My baby boy Nikolaus turns one today.
One year that has passed in a flash.
With my first child, Paul, I couldn’t wait for him to grow, to get older and yet it seemed to take forever, I was under the false impression that I would have a baby forever.
With Niki time flies, it seems he was just born a few days ago, yet here he is, making his first steps, grinning broadly at me and clapping his pudgy little hands in delighted appreciation of his own growing prowess.
That Niki is my second child automatically means he never got the same attention that Paul enjoyed, nor the same amount of time or the same sense of wonder. But he gets a calmer mother, a more relaxed and more tolerant mother not nearly as critical or worried (and worrisome) as the mother Paul knows.
Niki is also my last child, there is no more next time. A fact of that I am painfully aware, but that makes me cherish every moment so much more. I am not impatiently waiting for the next step in his development, not hoping for this to change or that to pass, I just enjoy him as he is right now, and he thanks me by being the most relaxed, loveable and calm baby imaginable.
Nothing prepares you for being a mother and the experience is a different one with every child.
It is the incredible love for your child that changes you forever.
Thank you, Niki, for being the perfect little person that you are. Thank you for letting me watch you grow and help you wherever you need me.
I love you.
Mom
Happy birthday to little Niki! 🙂
You have a little Aquarius boy – my horoscope compatriot.
The picture is wonderful! Brought an instant smile to my face.
Thank you, Ines! His laugh is contagious indeed.
Oh dear, your post made me shed a tear! What a soppy dope I am. Your Niki is just ADORABLE. How blessed you are.
Interesting to hear that you have achieved a state of “Zen mothering” with your second child. How lovely. Many happy returns to Nikolaus and hope you all enjoy the rest of your day.
I shed a tear or many too when writing this, that makes two sappy dopes out of us! 😉
About the “zen-mothering”, I couldn’t be farther from such a state, my older son makes me lose my nerves three times a day, it is primarily Niki’s sweet nature that lets me be calm with him.
Oh what an adorable wee one!
Being a mother is a glorious thing! (my only child, my son, will be 23 soon – I get so teary-eyed remembering him at younger ages, and many times wishing I could go back to those times again!)
Thank you, Frida!
I understand what you mean, I often feel this way already…doesn’t sound like it will get any easier. 😉
He’s so beautiful! Happy birthday to the little guy!
… there goes my ticking clock again. 😉
Thank you!
I remember that feeling well, it is very powerful…;)

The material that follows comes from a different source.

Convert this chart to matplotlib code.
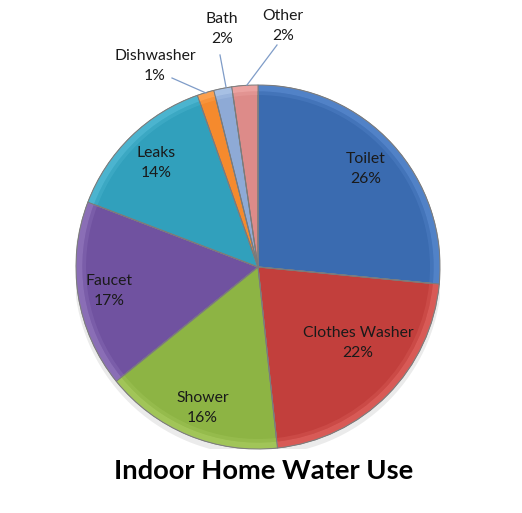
import matplotlib
matplotlib.use("Agg")
import matplotlib.pyplot as plt
import numpy as np
from matplotlib.patches import Wedge

categories = ["Toilet", "Clothes Washer", "Shower", "Faucet", "Leaks", "Dishwasher", "Bath", "Other"]
shares = [26.5, 21.8, 15.9, 16.6, 13.8, 1.5, 1.6, 2.3]
pct_labels = ["26%", "22%", "16%", "17%", "14%", "1%", "2%", "2%"]
title = "Indoor Home Water Use"

colors = ["#3A6BB0", "#C23F3C", "#8DB444", "#7052A0", "#31A0BC", "#F58A2D", "#8EAAD6", "#DD8B89"]
rim_colors = ["#5A8AD0", "#E06460", "#A9CC60", "#9378BE", "#55BCD6", "#FFA85A", "#B0C8EA", "#F0AAA8"]

W, H = 522, 513
fig = plt.figure(figsize=(W / 100, H / 100), dpi=100)
cx, cy, R = 258, 267, 182
ax = fig.add_axes([(cx - R) / W, (H - cy - R) / H, 2 * R / W, 2 * R / H])

shadow = Wedge((0.0, -0.025), 1.01, 0, 360, facecolor="#000000", alpha=0.08, lw=0)
ax.add_patch(shadow)

wedges, _ = ax.pie(shares, colors=colors, startangle=90, counterclock=False,
                   radius=1.0, wedgeprops=dict(edgecolor="#8a8a8a", linewidth=0.8))
ax.set_xlim(-1, 1)
ax.set_ylim(-1, 1)
ax.set_aspect("equal")
ax.axis("off")

for w, rc in zip(wedges, rim_colors):
    t1, t2 = w.theta1, w.theta2
    rim = Wedge((0, 0), 1.0, t1, t2, width=0.035, facecolor=rc, alpha=0.75, lw=0)
    ax.add_patch(rim)
    rim2 = Wedge((0, 0), 0.965, t1, t2, width=0.02, facecolor=rc, alpha=0.3, lw=0)
    ax.add_patch(rim2)
    outline = Wedge((0, 0), 1.0, t1, t2, facecolor="none", edgecolor="#7a7a7a", lw=0.6)
    ax.add_patch(outline)

font = "Lato"
inside = {0: (0.80, 0), 1: (0.69, 7.5), 2: (0.83, 1), 3: (0.83, 0), 4: (0.80, 0)}
for i, (r, off) in inside.items():
    w = wedges[i]
    ang = np.deg2rad((w.theta1 + w.theta2) / 2 + off)
    ax.text(r * np.cos(ang), r * np.sin(ang), f"{categories[i]}\n{pct_labels[i]}",
            ha="center", va="center", fontsize=11.3, family=font, color="#1a1a1a",
            linespacing=1.55)

def px(x, y):
    return ((x - cx) / R, (cy - y) / R)

outside = {5: ((155, 66), (172, 78), (206, 93)),
           6: ((222, 29), (220, 55), (226, 87)),
           7: ((283, 26), (277, 45), (247, 85))}
for i, (lab, l0, l1) in outside.items():
    x, y = px(*lab)
    ax.text(x, y, f"{categories[i]}\n{pct_labels[i]}", ha="center", va="center",
            fontsize=11.3, family=font, color="#1a1a1a", linespacing=1.55, clip_on=False)
    (x0, y0), (x1, y1) = px(*l0), px(*l1)
    ax.plot([x0, x1], [y0, y1], color="#7f9cc8", lw=0.9, clip_on=False)

fig.text(264 / W, 1 - 471 / H, title, ha="center", va="center", fontsize=19.7,
         fontweight="bold", family=font, color="#000000")

fig.savefig("out.png", dpi=100, facecolor="white")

Happy Birthday to the little one! I just love this picture, a smiling cherub. 🙂
Your post made me misty-eyed, that bittersweetness that you share is familiar to me in many contexts (albeit not this particular one, or perhaps, not yet.) I am just giving you a big hug in my mind.
Thanks, I needed that hug. 🙂 This day is really bittersweet for me, I feel myself going back and forth between longing for the past and eagerly anticipating the future. The solution – to simply enjoy the present – seems elusive and not so simple after all.
“Joyeux Anniversaire” Niki and congratulations to the Relaxed Mum !
Thank you, Celine! Sadly the calmness does not extend to other areas of my life, there I am still quite confused and stressed out. It is Niki who is the calm one, probably 😉
Oh my goodness, he is so cute, a smiley little angel! I teared up a little, can relate on so many levels to what you wrote.
Congratulation on your fabulous boy(s)! 🙂
Thank you, Marina! He is really such a cutie, just like Noah! 🙂
Oh my, that smile! Those cheeks! Those hands! What a beautiful baby boy. Happy birthday, little guy!
I hope you both had a wonderful day.
Thank you, Joan Elaine! Niki celebrated in style (extra milk and a banana!) 😉
What a Precious little boy! Happy Birthday!